Tiny houses are a big step toward making N.J. homes affordable

Pare down the square footage from 2,300, say, to 300. Furnish the basics: sinks, bathroom facilities, kitchen appliances. Then build enough of these so-called "tiny homes" to ease the housing burden that has left at least 8,500 of our state's residents without shelter.

That's the goal of a program two Democratic state senators are pushing to provide at least a partial solution to New Jersey's affordable housing crisis.

Sens. Troy Singleton (Burlington) and Brian Stack (Hudson) hope their three-year pilot program can capitalize on a national trend that has potential buyers or renters forgoing McMansions in favor of more compact living spaces.

And by compact, we mean the size of a one-car garage ... or smaller.

Perry Shaw, chairman of the Mercer County Reentry Task Force, believes the project could help several populations, including homeless veterans, ex-felons who have served their time and are returning to society, and young adults who are being frozen out by the state's soaring home-rental prices.

Stack and Singleton are looking to federal funds to underwrite the building process, which they say would be administered by the state's Housing and Mortgage Finance Agency and run about $5 million.
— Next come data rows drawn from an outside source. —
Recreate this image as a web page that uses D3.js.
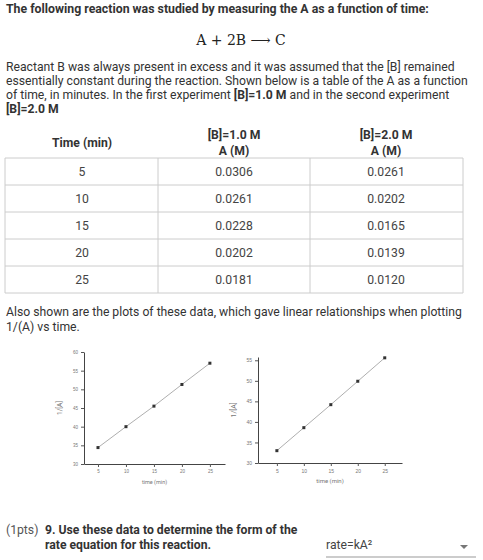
<!DOCTYPE html>
<html><head><meta charset="utf-8">
<script src="https://cdn.jsdelivr.net/npm/d3@7"></script>
<style>body{margin:0;background:#fff}svg{font-family:Roboto,sans-serif;}</style>
</head><body>
<script>
var times = [5, 10, 15, 20, 25];
var concB1 = ["0.0306", "0.0261", "0.0228", "0.0202", "0.0181"];
var concB2 = ["0.0261", "0.0202", "0.0165", "0.0139", "0.0120"];
var invA1 = [34.4, 40.0, 45.5, 51.3, 57.0];
var invA2 = [33.0, 38.6, 44.2, 49.9, 55.6];
var yTicks1 = [30, 35, 40, 45, 50, 55, 60];
var yTicks2 = [30, 35, 40, 45, 50, 55];
var xTicks = [5, 10, 15, 20, 25];

var svg = d3.select("body").append("svg").attr("width", 483).attr("height", 560);
var c = "#333";

function txt(x, y, s, opt) {
  opt = opt || {};
  return svg.append("text").attr("x", x).attr("y", y).text(s)
    .attr("font-size", opt.size || 12.2).attr("fill", opt.fill || c)
    .attr("font-weight", opt.bold ? "bold" : null)
    .attr("text-anchor", opt.anchor || "start")
    .attr("font-family", opt.family || null);
}

txt(6, 13, "The following reaction was studied by measuring the A as a function of time:", {bold: true, size: 12.3});
txt(241, 45, "A + 2B \u27F6 C", {anchor: "middle", size: 14, family: "DejaVu Serif, serif", fill: "#222"});
txt(6, 71, "Reactant B was always present in excess and it was assumed that the [B] remained");
txt(6, 85, "essentially constant during the reaction. Shown below is a table of the A as a function");
var l3 = txt(6, 99, "of time, in minutes. In the first experiment ");
l3.append("tspan").attr("font-weight", "bold").text("[B]=1.0 M");
l3.append("tspan").text(" and in the second experiment");
txt(6, 113, "[B]=2.0 M", {bold: true});

// table
var colX = [5, 158, 310, 463];
var tableTop = 158, rowH = 27;
var tc = [82, 234, 386];
txt(tc[0], 147, "Time (min)", {anchor: "middle", bold: true});
txt(tc[1], 139, "[B]=1.0 M", {anchor: "middle", bold: true});
txt(tc[1], 155, "A (M)", {anchor: "middle", bold: true});
txt(tc[2], 139, "[B]=2.0 M", {anchor: "middle", bold: true});
txt(tc[2], 155, "A (M)", {anchor: "middle", bold: true});
var tableBottom = tableTop + rowH * times.length;
for (var i = 0; i <= times.length; i++)
  svg.append("line").attr("x1", colX[0]).attr("x2", colX[3]).attr("y1", tableTop + i * rowH).attr("y2", tableTop + i * rowH).attr("stroke", "#ccc");
colX.forEach(function (x) {
  svg.append("line").attr("x1", x).attr("x2", x).attr("y1", tableTop).attr("y2", tableBottom).attr("stroke", "#ccc");
});
times.forEach(function (t, i) {
  var y = tableTop + i * rowH + 18;
  txt(tc[0], y, t, {anchor: "middle", fill: "#444"});
  txt(tc[1], y, concB1[i], {anchor: "middle", fill: "#444"});
  txt(tc[2], y, concB2[i], {anchor: "middle", fill: "#444"});
});

txt(6, 316, "Also shown are the plots of these data, which gave linear relationships when plotting");
txt(6, 331, "1/(A) vs time.");

function plot(x0, x1, y0, y1, xs, xe, yd, yt, vals, xlab, fs) {
  var x = d3.scaleLinear().domain([xs, xe]).range([x0, x1]);
  var y = d3.scaleLinear().domain(yd).range([y1, y0]);
  var g = svg.append("g").attr("color", "#555");
  g.append("g").attr("transform", "translate(0," + y1 + ")")
    .call(d3.axisBottom(x).tickValues(xTicks).tickSize(3).tickSizeOuter(0))
    .call(function (a) { a.selectAll("text").attr("font-size", fs).attr("fill", "#777"); });
  g.append("g").attr("transform", "translate(" + x0 + ",0)")
    .call(d3.axisLeft(y).tickValues(yt).tickSize(3).tickSizeOuter(0).tickFormat(d3.format("d")))
    .call(function (a) { a.selectAll("text").attr("font-size", fs).attr("fill", "#777"); });
  g.selectAll(".domain").attr("stroke", "#444");
  var pts = times.map(function (t, i) { return [x(t), y(vals[i])]; });
  g.append("path").attr("d", d3.line()(pts)).attr("fill", "none").attr("stroke", "#999").attr("stroke-width", 0.8);
  g.selectAll("rect.p").data(pts).enter().append("rect")
    .attr("x", function (d) { return d[0] - 1.5; }).attr("y", function (d) { return d[1] - 1.5; })
    .attr("width", 3).attr("height", 3).attr("fill", "#333");
  g.append("text").attr("x", (x0 + x1) / 2).attr("y", y1 + 20).attr("text-anchor", "middle")
    .attr("font-size", fs + 1).attr("fill", "#777").text(xlab);
  g.append("text").attr("transform", "translate(" + (x0 - 22) + "," + ((y0 + y1) / 2) + ") rotate(-90)")
    .attr("text-anchor", "middle").attr("font-size", fs + 2).attr("fill", "#777").text("1/[A]");
}
plot(84, 225, 352, 464, 2.5, 27.7, [30, 60], yTicks1, invA1, "time (min)", 4.5);
plot(258, 402, 357, 463, 1.5, 28.2, [30, 55.8], yTicks2, invA2, "time (min)", 5);

txt(6, 534, "(1pts)", {fill: "#555"});
txt(45, 534, "9. Use these data to determine the form of the", {bold: true});
txt(45, 549, "rate equation for this reaction.", {bold: true});
txt(326, 549, "rate=kA\u00B2", {fill: "#444"});
svg.append("path").attr("d", "M460,545 L468,545 L464,549 Z").attr("fill", "#777");
svg.append("line").attr("x1", 326).attr("x2", 476).attr("y1", 557).attr("y2", 557).attr("stroke", "#999");
</script>
</body></html>
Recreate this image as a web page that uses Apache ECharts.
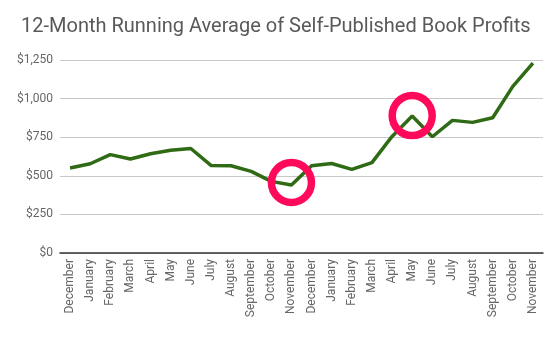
<!DOCTYPE html>
<html><head><meta charset="utf-8">
<script src="https://cdn.jsdelivr.net/npm/echarts@6/dist/echarts.min.js"></script>
<style>html,body{margin:0;padding:0;background:#fff}#c{width:560px;height:346px}</style>
</head><body><div id="c"></div>
<script>
const categories = ['December','January','February','March','April','May','June','July','August','September','October','November','December','January','February','March','April','May','June','July','August','September','October','November'];
const profits = [550,578,637,609,643,665,677,567,565,529,464,440,565,580,542,585,755,887,753,859,846,876,1079,1230];
const highlightIdx = [11,17];
const highlightVals = [457,890];
const yTicks = [0,250,500,750,1000,1250];

const chart = echarts.init(document.getElementById('c'));
chart.setOption({
  animation:false,
  backgroundColor:'#fff',
  title:{text:'12-Month Running Average of Self-Published Book Profits',left:16,top:12,
    textStyle:{fontFamily:'Roboto',fontSize:20,fontWeight:'normal',color:'#595959'}},
  grid:{left:60,right:17,top:60,bottom:93,containLabel:false},
  xAxis:{type:'category',data:categories,boundaryGap:true,
    axisLine:{lineStyle:{color:'#333',width:1.5}},axisTick:{show:false},
    axisLabel:{rotate:90,interval:0,fontFamily:'Roboto',fontSize:12,color:'#666',margin:6}},
  yAxis:{type:'value',min:yTicks[0],max:yTicks[yTicks.length-1],interval:250,
    axisLine:{show:false},axisTick:{show:false},
    splitLine:{lineStyle:{color:'#c8c8c8',width:1}},
    axisLabel:{fontFamily:'Roboto',fontSize:12,color:'#666',margin:7,
      formatter:v=>'$'+v.toLocaleString('en-US')}},
  series:[
    {type:'line',data:profits,symbol:'none',lineStyle:{color:'#2f6a14',width:3.5},z:2},
    {type:'scatter',data:highlightIdx.map((i,k)=>[i,highlightVals[k]]),symbol:'circle',symbolSize:40,
      itemStyle:{color:'transparent',borderColor:'#ff0a5a',borderWidth:7.5,opacity:1},z:3}
  ]
});
</script></body></html>
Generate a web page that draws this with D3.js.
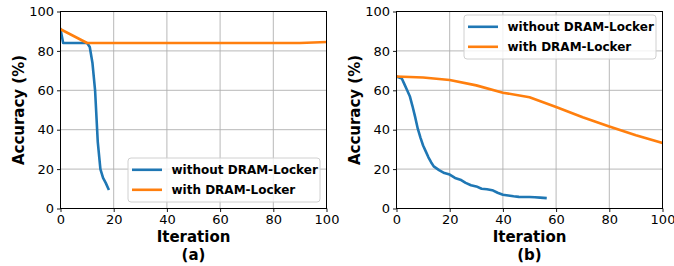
<!DOCTYPE html>
<html>
<head>
<meta charset="utf-8">
<script src="https://cdn.jsdelivr.net/npm/d3@7"></script>
<style>
  html, body { margin: 0; padding: 0; background: #fff; }
  svg { display: block; }
  text { font-family: "DejaVu Sans", sans-serif; fill: #000; }
</style>
</head>
<body>
<svg id="chart" width="674" height="266"></svg>
<script>
// ---- data ----
const xTicks = [0, 20, 40, 60, 80, 100];
const yTicks = [0, 20, 40, 60, 80, 100];
const seriesNames = ["without DRAM-Locker", "with DRAM-Locker"];
const seriesColors = ["#1f77b4", "#ff7f0e"];

// panel (a)
const aWithoutX = [0, 1, 2, 4, 6, 8, 10, 11, 12, 13, 14, 15, 16, 17, 18];
const aWithoutY = [91, 84, 84, 84, 84, 84, 84, 82, 74, 60, 34, 20, 15.5, 13, 10];
const aWithX = [0, 10, 20, 30, 40, 50, 60, 70, 80, 90, 100];
const aWithY = [91, 84, 84, 84, 84, 84, 84, 84, 84, 84, 84.5];

// panel (b)
const bWithoutX = [0, 1, 2, 3, 4, 5, 6, 7, 8, 9, 10, 11, 12, 13, 14, 16, 18, 20, 22, 24, 26, 28, 30, 32, 34, 36, 38, 40, 42, 44, 46, 48, 50, 52, 54, 56];
const bWithoutY = [67, 66.5, 66, 63, 60, 57, 52, 46.5, 40.5, 36, 32, 29, 26, 23.5, 21.4, 19.5, 18, 17.2, 15.5, 14.6, 13, 11.8, 11.2, 10, 9.8, 9.3, 8, 7, 6.6, 6.2, 5.9, 5.8, 5.8, 5.7, 5.5, 5.3];
const bWithX = [0, 10, 20, 30, 40, 50, 60, 70, 80, 90, 100];
const bWithY = [67, 66.5, 65.2, 62.5, 58.8, 56.5, 51.5, 46.3, 41.6, 37.2, 33.3];

const panels = [
  { label: "(a)", left: 60.5, series: [[aWithoutX, aWithoutY], [aWithX, aWithY]], legend: "bottomright" },
  { label: "(b)", left: 396.5, series: [[bWithoutX, bWithoutY], [bWithX, bWithY]], legend: "topright" }
];

const svg = d3.select("#chart");
const W = 266, plotTop = 11.5, plotBottom = 208.5;

panels.forEach((p, pi) => {
  const x = d3.scaleLinear().domain([0, 100]).range([p.left, p.left + W]);
  const y = d3.scaleLinear().domain([0, 100]).range([plotBottom, plotTop]);
  const g = svg.append("g");

  const clipId = "clip" + pi;
  svg.append("clipPath").attr("id", clipId)
    .append("rect").attr("x", p.left).attr("y", plotTop).attr("width", W).attr("height", plotBottom - plotTop);

  // grid
  g.append("g").selectAll("line").data(xTicks).join("line")
    .attr("x1", d => x(d)).attr("x2", d => x(d)).attr("y1", plotTop).attr("y2", plotBottom)
    .attr("stroke", "#b0b0b0").attr("stroke-width", 0.9);
  g.append("g").selectAll("line").data(yTicks).join("line")
    .attr("y1", d => y(d)).attr("y2", d => y(d)).attr("x1", p.left).attr("x2", p.left + W)
    .attr("stroke", "#b0b0b0").attr("stroke-width", 0.9);

  // series
  const line = d3.line().x(d => x(d[0])).y(d => y(d[1]));
  p.series.forEach((s, si) => {
    const pts = s[0].map((v, i) => [v, s[1][i]]);
    g.append("path").attr("d", line(pts))
      .attr("fill", "none").attr("stroke", seriesColors[si])
      .attr("stroke-width", 2.6).attr("stroke-linejoin", "round").attr("stroke-linecap", "square")
      .attr("clip-path", `url(#${clipId})`);
  });

  // axes
  const xAxis = d3.axisBottom(x).tickValues(xTicks).tickSize(3.5).tickPadding(3);
  const yAxis = d3.axisLeft(y).tickValues(yTicks).tickSize(3.5).tickPadding(3);
  const gx = g.append("g").attr("transform", `translate(0,${plotBottom})`).call(xAxis);
  const gy = g.append("g").attr("transform", `translate(${p.left},0)`).call(yAxis);
  [gx, gy].forEach(a => {
    a.select(".domain").remove();
    a.selectAll("line").attr("stroke", "#000").attr("stroke-width", 0.9);
    a.selectAll("text").style("font-family", "DejaVu Sans").style("font-size", "13px").attr("fill", "#000");
  });

  // frame
  g.append("rect").attr("x", p.left).attr("y", plotTop).attr("width", W).attr("height", plotBottom - plotTop)
    .attr("fill", "none").attr("stroke", "#000").attr("stroke-width", 1);

  // labels
  g.append("text").attr("x", p.left + W / 2).attr("y", 241.5).attr("text-anchor", "middle")
    .style("font-size", "15px").style("font-weight", "bold").text("Iteration");
  g.append("text").attr("x", p.left + W / 2).attr("y", 259.5).attr("text-anchor", "middle")
    .style("font-size", "15px").style("font-weight", "bold").text(p.label);
  g.append("text")
    .attr("transform", `translate(${p.left - 37},${(plotTop + plotBottom) / 2}) rotate(-90)`)
    .attr("text-anchor", "middle")
    .style("font-size", "15px").style("font-weight", "bold").text("Accuracy (%)");

  // legend
  const lw = 192, lh = 44;
  const lx = p.left + W - 6.5 - lw;
  const ly = p.legend === "topright" ? plotTop + 3.5 : plotBottom - 6.5 - lh;
  const lg = g.append("g");
  lg.append("rect").attr("x", lx).attr("y", ly).attr("width", lw).attr("height", lh)
    .attr("rx", 3).attr("fill", "#fff").attr("fill-opacity", 0.8)
    .attr("stroke", "#d0d0d0").attr("stroke-width", 1);
  seriesNames.forEach((name, i) => {
    const cy = ly + 11.8 + i * 20;
    lg.append("line").attr("x1", lx + 4).attr("x2", lx + 34).attr("y1", cy).attr("y2", cy)
      .attr("stroke", seriesColors[i]).attr("stroke-width", 2.6);
    lg.append("text").attr("x", lx + 43.5).attr("y", cy).attr("dy", "0.36em")
      .style("font-size", "12px").style("font-weight", "bold").text(name);
  });
});
</script>
</body>
</html>
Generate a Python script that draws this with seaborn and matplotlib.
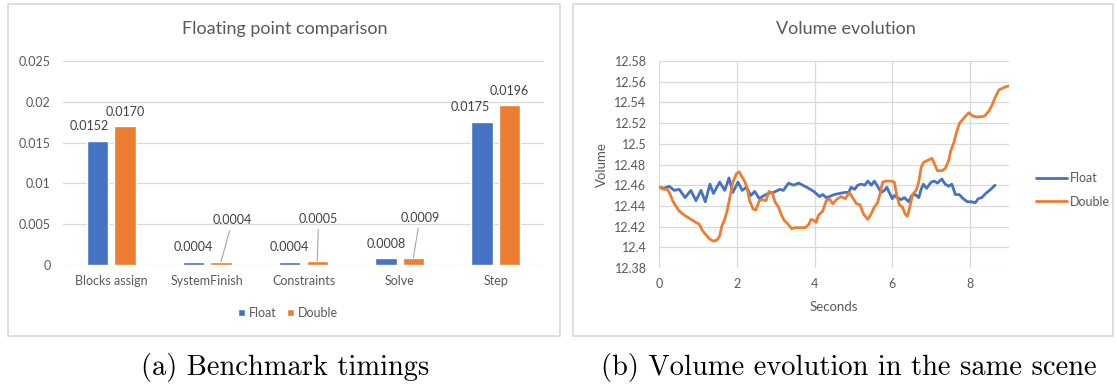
import numpy as np
import pandas as pd
import matplotlib
matplotlib.use('Agg')
import matplotlib.pyplot as plt
import seaborn as sns
from matplotlib.patches import Rectangle
from matplotlib.ticker import FuncFormatter

# ---- data: benchmark timings (seconds) ----
tasks = ['Blocks assign', 'SystemFinish', 'Constraints', 'Solve', 'Step']
float_times = [0.0152, 0.0004, 0.0004, 0.0008, 0.0175]
double_times = [0.0170, 0.0004, 0.0005, 0.0009, 0.0196]

# ---- data: volume evolution ----
float_t = [0.00, 0.13, 0.26, 0.39, 0.52, 0.67, 0.82, 0.95, 1.08, 1.19, 1.31, 1.40,
           1.56, 1.69, 1.80, 1.90, 2.03, 2.14, 2.25, 2.36, 2.46, 2.58, 2.70, 2.81,
           2.94, 3.11, 3.20, 3.33, 3.46, 3.59, 3.80, 3.98, 4.13, 4.21, 4.30, 4.38,
           4.51, 4.64, 4.77, 4.88, 4.94, 5.03, 5.11, 5.20, 5.29, 5.37, 5.46, 5.54,
           5.62, 5.71, 5.80, 5.86, 5.92, 6.00, 6.05, 6.14, 6.22, 6.31, 6.42, 6.50,
           6.59, 6.68, 6.74, 6.80, 6.88, 7.00, 7.08, 7.16, 7.27, 7.36, 7.45, 7.53,
           7.62, 7.72, 7.82, 7.93, 8.04, 8.13, 8.21, 8.30, 8.40, 8.50, 8.64]
float_v = [12.458, 12.457, 12.459, 12.455, 12.456, 12.448, 12.455, 12.445, 12.455, 12.444,
           12.461, 12.452, 12.463, 12.455, 12.467, 12.453, 12.463, 12.455, 12.458, 12.450,
           12.454, 12.447, 12.450, 12.452, 12.453, 12.456, 12.455, 12.462, 12.460, 12.462,
           12.458, 12.454, 12.449, 12.451, 12.448, 12.449, 12.451, 12.452, 12.453, 12.453,
           12.458, 12.456, 12.460, 12.461, 12.460, 12.464, 12.460, 12.464, 12.459, 12.453,
           12.455, 12.458, 12.453, 12.447, 12.450, 12.448, 12.446, 12.448, 12.444, 12.450,
           12.451, 12.448, 12.456, 12.461, 12.457, 12.463, 12.464, 12.462, 12.466, 12.461,
           12.459, 12.461, 12.451, 12.451, 12.447, 12.444, 12.444, 12.443, 12.447, 12.448,
           12.452, 12.455, 12.460]

double_t = [0.00, 0.13, 0.22, 0.30, 0.35, 0.43, 0.52, 0.65, 0.78, 0.91, 1.04, 1.12,
            1.21, 1.30, 1.40, 1.49, 1.56, 1.62, 1.69, 1.75, 1.82, 1.90, 1.99, 2.06,
            2.12, 2.20, 2.26, 2.33, 2.42, 2.49, 2.58, 2.66, 2.75, 2.83, 2.92, 2.98,
            3.07, 3.15, 3.22, 3.33, 3.41, 3.50, 3.63, 3.76, 3.85, 3.91, 3.98, 4.04,
            4.10, 4.21, 4.30, 4.38, 4.47, 4.56, 4.68, 4.79, 4.90, 4.98, 5.08, 5.17,
            5.26, 5.37, 5.45, 5.54, 5.62, 5.68, 5.75, 5.84, 5.97, 6.05, 6.11, 6.18,
            6.26, 6.33, 6.39, 6.45, 6.52, 6.61, 6.68, 6.74, 6.80, 6.91, 7.02, 7.08,
            7.16, 7.27, 7.36, 7.45, 7.50, 7.59, 7.65, 7.73, 7.82, 7.89, 7.97, 8.06,
            8.16, 8.27, 8.38, 8.49, 8.57, 8.66, 8.74, 8.85, 8.91, 9.00]
double_v = [12.458, 12.456, 12.456, 12.450, 12.445, 12.440, 12.435, 12.431, 12.428, 12.425,
            12.422, 12.416, 12.412, 12.408, 12.406, 12.407, 12.411, 12.421, 12.427, 12.435,
            12.448, 12.463, 12.471, 12.473, 12.469, 12.464, 12.458, 12.445, 12.437, 12.436,
            12.445, 12.446, 12.445, 12.454, 12.452, 12.444, 12.439, 12.431, 12.426, 12.422,
            12.418, 12.419, 12.419, 12.419, 12.422, 12.427, 12.426, 12.424, 12.431, 12.435,
            12.445, 12.447, 12.442, 12.446, 12.449, 12.447, 12.453, 12.448, 12.442, 12.441,
            12.432, 12.427, 12.432, 12.439, 12.443, 12.451, 12.463, 12.464, 12.464, 12.463,
            12.451, 12.441, 12.439, 12.432, 12.430, 12.439, 12.451, 12.455, 12.463, 12.477,
            12.482, 12.484, 12.486, 12.481, 12.474, 12.474, 12.476, 12.484, 12.493, 12.502,
            12.511, 12.520, 12.524, 12.527, 12.530, 12.527, 12.526, 12.526, 12.527, 12.532,
            12.538, 12.546, 12.552, 12.554, 12.555, 12.556]

blue = '#4472C4'
orange = '#ED7D31'
grey_txt = '#595959'
grid_col = '#d9d9d9'

sns.set_style('white')
plt.rcParams['font.family'] = ['Lato', 'DejaVu Sans']

W, H = 1117, 387
fig = plt.figure(figsize=(W / 100, H / 100), dpi=100)

def fx(px):
    return px / W

def fy(py):
    return 1 - py / H

# chart frames
for x0, x1 in [(8, 560), (573, 1113)]:
    fig.add_artist(Rectangle((fx(x0), fy(336)), fx(x1 - x0), (336 - 4) / H,
                             transform=fig.transFigure, fc='white', ec=grid_col, lw=1.2, zorder=0))

# ---------------- (a) bar chart ----------------
ax1 = fig.add_axes([fx(63), fy(265), fx(544 - 63), (265 - 61) / H])
bars = pd.DataFrame({
    'task': tasks * 2,
    'time': float_times + double_times,
    'precision': ['Float'] * len(tasks) + ['Double'] * len(tasks),
})
sns.barplot(data=bars, x='task', y='time', hue='precision', palette=[blue, orange],
            width=0.57, gap=0.22, saturation=1, ax=ax1, zorder=3)
ax1.set_ylim(0, 0.025)
ax1.set_yticks(np.arange(0, 0.0251, 0.005))
ax1.yaxis.set_major_formatter(FuncFormatter(lambda v, p: '{:g}'.format(round(v, 4))))
ax1.grid(axis='y', color=grid_col, lw=0.9)
ax1.set_axisbelow(True)
for s in ax1.spines.values():
    s.set_visible(False)
ax1.set_xlabel('')
ax1.set_ylabel('')
ax1.tick_params(length=0, labelsize=9, colors=grey_txt)
ax1.tick_params(axis='y', pad=9)
ax1.tick_params(axis='x', pad=7)

# label offsets in pixels (dx, dy above bar top), per hue then per task
label_off = [
    [(-8, 15), (0, 14.5), (0, 14.5), (0, 14.5), (-12, 15)],
    [(0, 14.5), (11.5, 41.5), (1.5, 42), (6.5, 40), (0, 14)],
]
for ci, cont in enumerate(ax1.containers):
    for bi, bar in enumerate(cont):
        xc = bar.get_x() + bar.get_width() / 2
        h = bar.get_height()
        dx, dy = label_off[ci][bi]
        arrow = dict(arrowstyle='-', color='#a6a6a6', lw=0.8, shrinkA=1, shrinkB=0) if dy > 30 else None
        ax1.annotate('{:.4f}'.format(h), xy=(xc, h), xytext=(dx * 0.72, dy * 0.72),
                     textcoords='offset points', ha='center', va='center',
                     fontsize=9, color='#404040', arrowprops=arrow)

h1, l1 = ax1.get_legend_handles_labels()
ax1.get_legend().remove()
fig.legend(h1, l1, loc='center', bbox_to_anchor=(fx(288), fy(313)), ncol=2, frameon=False,
           fontsize=9, handlelength=0.55, handleheight=0.55, handletextpad=0.25,
           columnspacing=0.9, labelcolor=grey_txt)
fig.text(fx(285), fy(29), 'Floating point comparison', ha='center', va='center',
         fontsize=13, color=grey_txt)

# ---------------- (b) line chart ----------------
ax2 = fig.add_axes([fx(659), fy(268), fx(1009 - 659), (268 - 61) / H])
vol = pd.DataFrame({
    'Seconds': float_t + double_t,
    'Volume': float_v + double_v,
    'series': ['Float'] * len(float_t) + ['Double'] * len(double_t),
})
sns.lineplot(data=vol, x='Seconds', y='Volume', hue='series',
             palette={'Float': blue, 'Double': orange}, estimator=None, sort=False,
             lw=2, ax=ax2)
ax2.set_xlim(0, 9)
ax2.set_ylim(12.38, 12.58)
ax2.set_xticks(np.arange(0, 9, 2))
ax2.set_yticks(np.arange(12.38, 12.581, 0.02))
ax2.yaxis.set_major_formatter(FuncFormatter(lambda v, p: '{:g}'.format(round(v, 2))))
ax2.grid(True, color=grid_col, lw=0.9)
ax2.set_axisbelow(True)
for s in ax2.spines.values():
    s.set_visible(False)
ax2.tick_params(length=0, labelsize=9, colors=grey_txt)
ax2.tick_params(axis='y', pad=9)
ax2.tick_params(axis='x', pad=7.5)
ax2.set_xlabel('Seconds', fontsize=9.5, color=grey_txt)
ax2.set_ylabel('Volume', fontsize=9.5, color=grey_txt)
ax2.xaxis.set_label_coords(0.5, (268 - 307) / 207)
ax2.xaxis.label.set_va('center')
ax2.yaxis.set_label_coords((602 - 659) / 350, 0.5)
ax2.yaxis.label.set_va('center')

h2, l2 = ax2.get_legend_handles_labels()
ax2.get_legend().remove()
fig.legend(h2, l2, loc='center left', bbox_to_anchor=(fx(1036), fy(190)), frameon=False,
           fontsize=9, borderpad=0, borderaxespad=0, handlelength=2.5, handletextpad=0.2,
           labelspacing=0.9, labelcolor=grey_txt)
fig.text(fx(846), fy(29), 'Volume evolution', ha='center', va='center',
         fontsize=13, color=grey_txt)

# captions
fig.text(fx(285), fy(367), '(a) Benchmark timings', ha='center', va='center',
         fontsize=20.5, family='cmr10', color='black')
fig.text(fx(849), fy(367), '(b) Volume evolution in the same scene', ha='center', va='center',
         fontsize=20.5, family='cmr10', color='black')

fig.savefig('out.png', dpi=100)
The agency would choose the municipalities, making sure they represent all parts of the state; as an incentive, participating municipalities would receive grants for the housing, as well as two credits toward their affordable housing obligations for every tiny unit they erect.

Last month, the Senate Community and Urban Affairs Committee unanimously approved the bill, S-177. But don't hire a moving van quite yet. We've been here before.

In December of 2016, the same bill cleared the same committee, but it died when members of the Senate Budget Committee failed to come on board.

But the need for a remedy didn't die with it.

We live in the sixth most expensive state in the nation, according to the National Income Housing Coalition and the Housing and Community Development Network of New Jersey. In plain terms, that means too many renters can't afford an average studio apartment without spending more than 30 percent of their income on housing.

The Singleton/Stack bill is far from a done deal. Among other obstacles is the existence of zoning laws which require minimum square footage for homes that is greater than the tiny homes envisioned.

There's also the dreaded NIMBY effect: Not in My Back Yard, thank you. We saw that in Tuckerton in 2016, when officials nixed a proposal by an organization to build 10 micro-houses when residents of two nearby developments objected.

If lawmakers eventually pass this measure, they'll have to start selling it hard to convince a dubious populace that these small houses present a viable answer to a huge problem. We hope they succeed.